DATASET SECTION:
....................
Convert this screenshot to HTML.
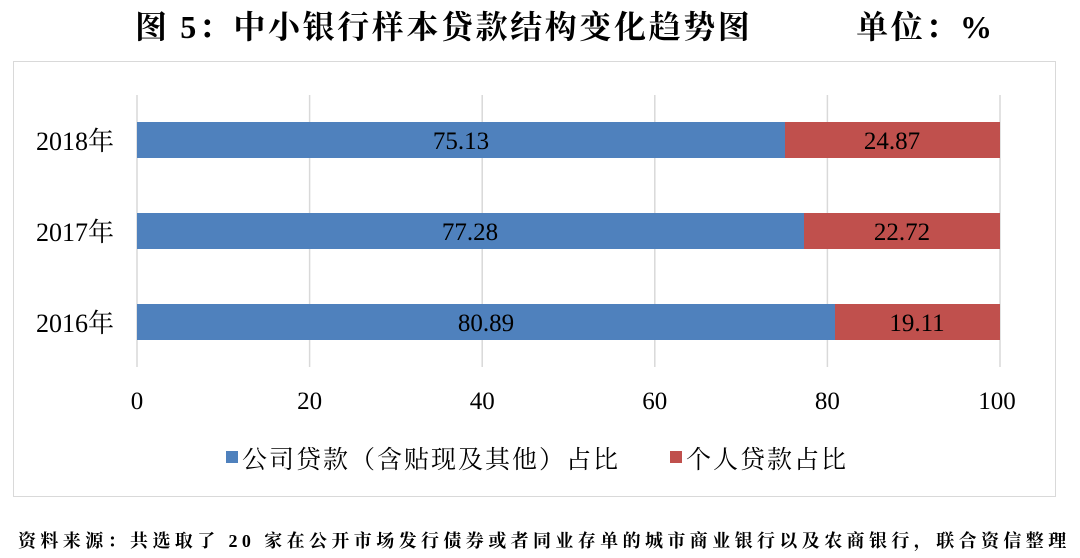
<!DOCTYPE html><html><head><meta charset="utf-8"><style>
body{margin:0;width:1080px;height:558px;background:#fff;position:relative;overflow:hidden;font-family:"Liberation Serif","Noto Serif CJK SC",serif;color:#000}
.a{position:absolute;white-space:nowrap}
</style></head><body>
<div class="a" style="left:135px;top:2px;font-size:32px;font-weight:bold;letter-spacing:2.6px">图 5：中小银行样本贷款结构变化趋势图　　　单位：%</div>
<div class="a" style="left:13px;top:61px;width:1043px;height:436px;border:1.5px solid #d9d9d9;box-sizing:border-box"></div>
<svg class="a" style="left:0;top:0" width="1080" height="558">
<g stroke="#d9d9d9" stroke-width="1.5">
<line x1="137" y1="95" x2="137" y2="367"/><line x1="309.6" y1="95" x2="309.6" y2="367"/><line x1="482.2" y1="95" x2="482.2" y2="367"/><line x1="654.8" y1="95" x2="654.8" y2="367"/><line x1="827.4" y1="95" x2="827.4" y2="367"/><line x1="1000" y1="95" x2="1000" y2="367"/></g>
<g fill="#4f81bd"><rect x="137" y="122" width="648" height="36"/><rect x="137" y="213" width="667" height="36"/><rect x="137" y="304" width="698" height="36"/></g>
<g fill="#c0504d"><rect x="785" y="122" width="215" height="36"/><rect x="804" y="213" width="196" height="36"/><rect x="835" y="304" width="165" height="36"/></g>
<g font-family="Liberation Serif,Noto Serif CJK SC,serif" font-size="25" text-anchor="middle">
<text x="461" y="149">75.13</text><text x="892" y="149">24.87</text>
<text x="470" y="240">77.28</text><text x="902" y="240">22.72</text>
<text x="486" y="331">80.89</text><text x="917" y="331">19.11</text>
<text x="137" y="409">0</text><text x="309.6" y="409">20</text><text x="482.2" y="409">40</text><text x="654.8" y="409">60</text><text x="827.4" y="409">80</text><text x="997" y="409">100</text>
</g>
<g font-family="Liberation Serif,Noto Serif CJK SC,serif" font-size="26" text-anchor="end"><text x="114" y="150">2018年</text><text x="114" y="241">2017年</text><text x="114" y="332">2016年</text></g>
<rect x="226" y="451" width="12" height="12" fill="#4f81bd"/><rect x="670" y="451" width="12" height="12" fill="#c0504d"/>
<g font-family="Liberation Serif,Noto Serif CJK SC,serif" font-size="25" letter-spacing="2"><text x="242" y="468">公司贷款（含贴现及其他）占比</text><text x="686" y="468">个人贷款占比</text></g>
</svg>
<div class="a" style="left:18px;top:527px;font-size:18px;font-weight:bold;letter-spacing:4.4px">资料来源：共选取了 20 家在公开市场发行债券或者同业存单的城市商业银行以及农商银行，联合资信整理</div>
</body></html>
....................
Repeat the material verbatim. Do not carry over any picture.

Convert this screenshot to HTML.
<!DOCTYPE html><html><head><meta charset="utf-8"><style>
body{margin:0;width:1080px;height:558px;background:#fff;position:relative;overflow:hidden;font-family:"Liberation Serif","Noto Serif CJK SC",serif;color:#000}
.a{position:absolute;white-space:nowrap}
</style></head><body>
<div class="a" style="left:135px;top:2px;font-size:32px;font-weight:bold;letter-spacing:2.6px">图 5：中小银行样本贷款结构变化趋势图　　　单位：%</div>
<div class="a" style="left:13px;top:61px;width:1043px;height:436px;border:1.5px solid #d9d9d9;box-sizing:border-box"></div>
<svg class="a" style="left:0;top:0" width="1080" height="558">
<g stroke="#d9d9d9" stroke-width="1.5">
<line x1="137" y1="95" x2="137" y2="367"/><line x1="309.6" y1="95" x2="309.6" y2="367"/><line x1="482.2" y1="95" x2="482.2" y2="367"/><line x1="654.8" y1="95" x2="654.8" y2="367"/><line x1="827.4" y1="95" x2="827.4" y2="367"/><line x1="1000" y1="95" x2="1000" y2="367"/></g>
<g fill="#4f81bd"><rect x="137" y="122" width="648" height="36"/><rect x="137" y="213" width="667" height="36"/><rect x="137" y="304" width="698" height="36"/></g>
<g fill="#c0504d"><rect x="785" y="122" width="215" height="36"/><rect x="804" y="213" width="196" height="36"/><rect x="835" y="304" width="165" height="36"/></g>
<g font-family="Liberation Serif,Noto Serif CJK SC,serif" font-size="25" text-anchor="middle">
<text x="461" y="149">75.13</text><text x="892" y="149">24.87</text>
<text x="470" y="240">77.28</text><text x="902" y="240">22.72</text>
<text x="486" y="331">80.89</text><text x="917" y="331">19.11</text>
<text x="137" y="409">0</text><text x="309.6" y="409">20</text><text x="482.2" y="409">40</text><text x="654.8" y="409">60</text><text x="827.4" y="409">80</text><text x="997" y="409">100</text>
</g>
<g font-family="Liberation Serif,Noto Serif CJK SC,serif" font-size="26" text-anchor="end"><text x="114" y="150">2018年</text><text x="114" y="241">2017年</text><text x="114" y="332">2016年</text></g>
<rect x="226" y="451" width="12" height="12" fill="#4f81bd"/><rect x="670" y="451" width="12" height="12" fill="#c0504d"/>
<g font-family="Liberation Serif,Noto Serif CJK SC,serif" font-size="25" letter-spacing="2"><text x="242" y="468">公司贷款（含贴现及其他）占比</text><text x="686" y="468">个人贷款占比</text></g>
</svg>
<div class="a" style="left:18px;top:527px;font-size:18px;font-weight:bold;letter-spacing:4.4px">资料来源：共选取了 20 家在公开市场发行债券或者同业存单的城市商业银行以及农商银行，联合资信整理</div>
</body></html>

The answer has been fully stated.